Gordon: Purpose of VLab is this. Renata needs to run a series of codes. Must run many many many of these since she wants to calculate the free energy and its derivatives. Must minimize the management of these complicated goals and maximize the number of collaborators.

How do novice users determine if their results are acceptable? How to you prevent code from being misused?

Back from lunch.

Recap, what do we want? System that will connect Espresso codes with clients, doing so using a inherently collaborative framework.

Basic portal: upload input (prepare input, instead), run, and get output. The GUI is used separately to generate an input file on the user's desktop (I disagree with this part).

Basic problem: provide a Web service for the solver. Some discussion on using Unicore.

Their portal approach is based on product of company called Nice, "EnginFrame". They say that it should be compatible with portlets (www.nice.it). They are tightly coupled with Platform Computing.

Web services:

• run PwSCF
• access PseudoPotentials
• workflow
• We want to better understand the workflow specific to this application.

One issue is that "convergence" is tricky. The user must provide the guidance on how long to run, when convergence is obtained.

Some discussion of collaborative, vendor independent visualization over NB.

Back to workflow. Cesar will answer all questions.

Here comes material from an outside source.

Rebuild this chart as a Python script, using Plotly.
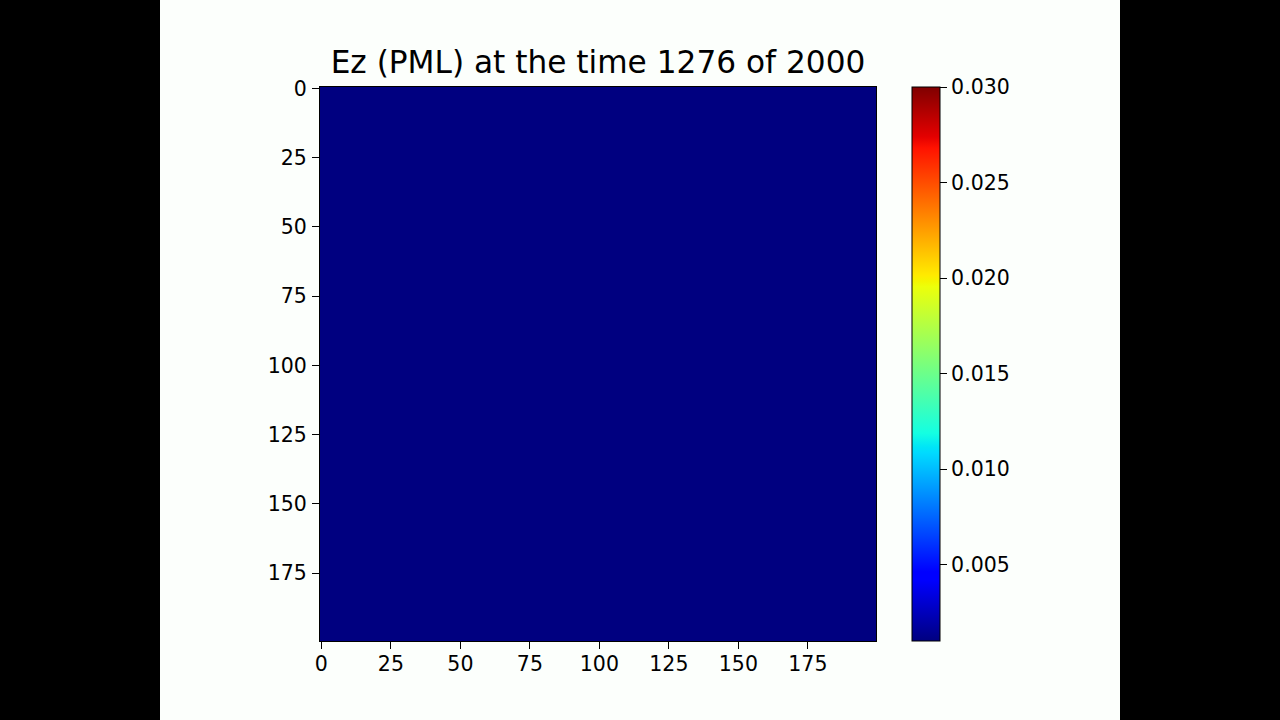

• First, create input file
• Run PwSCF
• Get two files: standard output and very big data file
• For 10 atoms of MgSiO3 (small) takes about 2 hours
• Need to do individual calculations at many different
• parameter points. Convergence at different points can
• vary widely
• How do you know when a code has converged?
• When structure has converged, run phonon
• wave form files can be very large (GB's or larger)
• 34 MB is typical output file size according to Cesar
• 100 atoms is 1-2 GB output file for each parameter point
• At a minimum, you can store charge density file and throw away the wave functions that you calculate The wF can be regenerated from the charge density. This regeneration time is not trivial but an order of magnitude less (or less) than the original full calculations.
• Typically 12 deformations and 15 pressures define your phase space.
• Some discussion on how to do steering to avoid restart.